WOW!!! I so wana try that!!! I have had alot of lucids (More than my sig I gota edit that I meant thats how many wilds lol) but uhh I havent gained great control yet, Its allways hard to move. as soon as I gain good control I do this  ::D:

----------


## seeker28

I LOVE, LOVE, *LOVE* falling in LDs!  I totally agree that it can be cooler than flying.

----------


## ElsiaStar

ya i did that a couple times, its very fun (=

----------


## Javvier

Hence why skydiving is such a popular sport.  :tongue2: 

Sounds very interesting! I'd love to give it a shot.

----------


## Garjzla

i would imagine that running for Dream cops would be even more fun, and you are not allowed to use any lucid ablities then giving yourself parkour

----------


## topten35

Falling is quite fun, one dream i had i went back to another person's past, a time travel dream.  I was with these scientists and we were standing around a hole in the earth, and i tried to jump into it but those scientists held me back.  Then i forced my way away from them and jumped into the hole and it was a dark black hole and i couldn't see anything except blackness, and i started falling, it was only for 10 minutes and i woke up lying in the bed on my stomach and my arms spread out the same way i was falling.

----------


## hypnotoad1579

> one dream i had i went back to another person's past, a time travel dream. I was with these scientists and we were standing around a hole in the earth, and i tried to jump into it but those scientists held me back.



 Please stay out of my past.  ::|:

----------


## Wolfsbane

I once had a lucid where I was in "hell" (actually an underground science lab), and then I shot up into space. When I fell back down to earth, I _felt_ that tight grip of fear in my chest. It was scary but fun. I think I got a good idea of what it'd be like to jump off a building.

----------


## Mortalis

Wow! This sounds great!
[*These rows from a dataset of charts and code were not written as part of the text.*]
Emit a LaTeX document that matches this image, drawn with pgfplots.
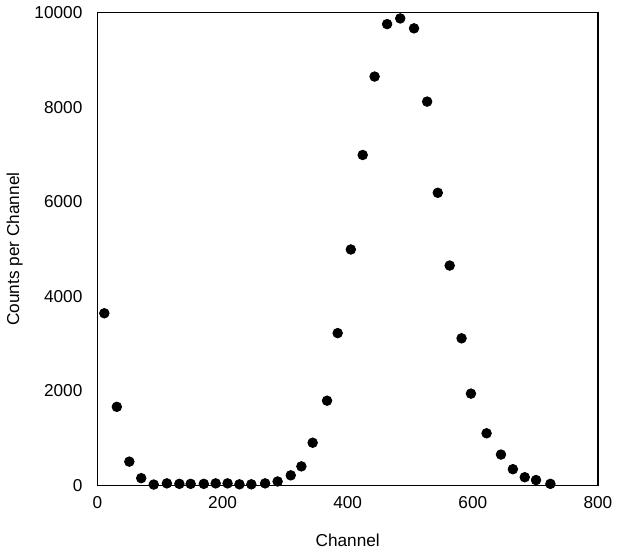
\documentclass[border=0pt]{standalone}
\usepackage{fontspec}
\setmainfont{Liberation Sans}
\usepackage{pgfplots}
\pgfplotsset{compat=1.18}
\begin{document}
\begin{tikzpicture}
\begin{axis}[
  scale only axis,
  width=250pt, height=236pt,
  xmin=0, xmax=800, ymin=0, ymax=10000,
  xtick={0,200,...,800}, ytick={0,2000,...,10000},
  major tick length=0pt,
  /pgf/number format/assume math mode=true,
  scaled y ticks=false,
  yticklabel style={/pgf/number format/1000 sep={}, xshift=-4pt},
  xticklabel style={yshift=-2pt},
  tick label style={font=\fontsize{8.6}{10}\selectfont},
  label style={font=\fontsize{8.6}{10}\selectfont},
  xlabel={Channel}, ylabel={Counts per Channel},
  xlabel style={yshift=-6pt},
  ylabel style={yshift=-1pt},
  axis line style={line width=0.7pt},
  clip=false,
]
\addplot[only marks, mark=*, mark size=2.4pt, black] coordinates {
(11,3640) (31,1660) (51,500) (70,150) (90,15) (111,40) (131,30) (149,30) (170,30)
(189,40) (208,40) (227,20) (246,20) (268,40) (288,80) (309,210) (326,400) (344,900)
(367,1790) (384,3220) (405,4990) (424,6990) (443,8650) (463,9760) (484,9880)
(506,9670) (527,8120) (544,6190) (563,4650) (582,3110) (597,1940) (622,1100)
(645,650) (664,340) (683,170) (701,110) (724,30)
};
\end{axis}
\end{tikzpicture}
\end{document}
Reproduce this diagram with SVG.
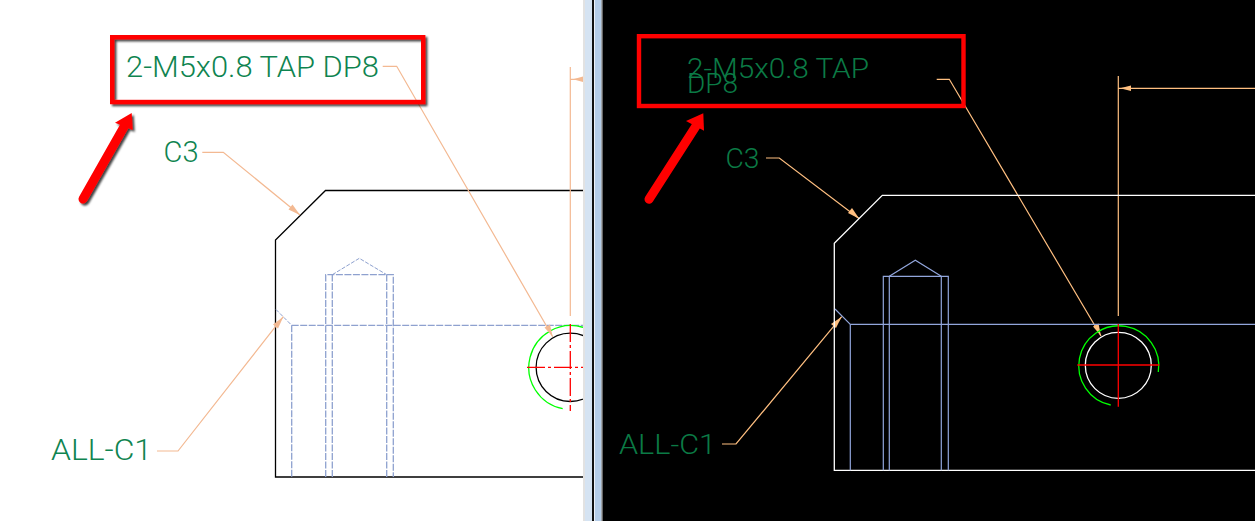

I will definitely try to fall after I accomplish my next lucid task (seeing in numbers) Or if I fail to do that and remain lucid.  Thanks for the tip, I'm really looking forward to it.

----------


## topten35

> Please stay out of my past.



Lol don't know what you mean by that, but the person's past that i was talking about was this radio talk show host past.  I heard his voice on the radio and i was thinking that i must be in the past.  It probably wasn't time travel, i just thought it was in the dream, i just heard this guy talking from the radio and i was in some building where there were a lot of scientists.

----------


## hypnotoad1579

> Lol don't know what you mean by that, but the person's past that i was talking about was this radio talk show host past.  I heard his voice on the radio and i was thinking that i must be in the past.  It probably wasn't time travel, i just thought it was in the dream, i just heard this guy talking from the radio and i was in some building where there were a lot of scientists.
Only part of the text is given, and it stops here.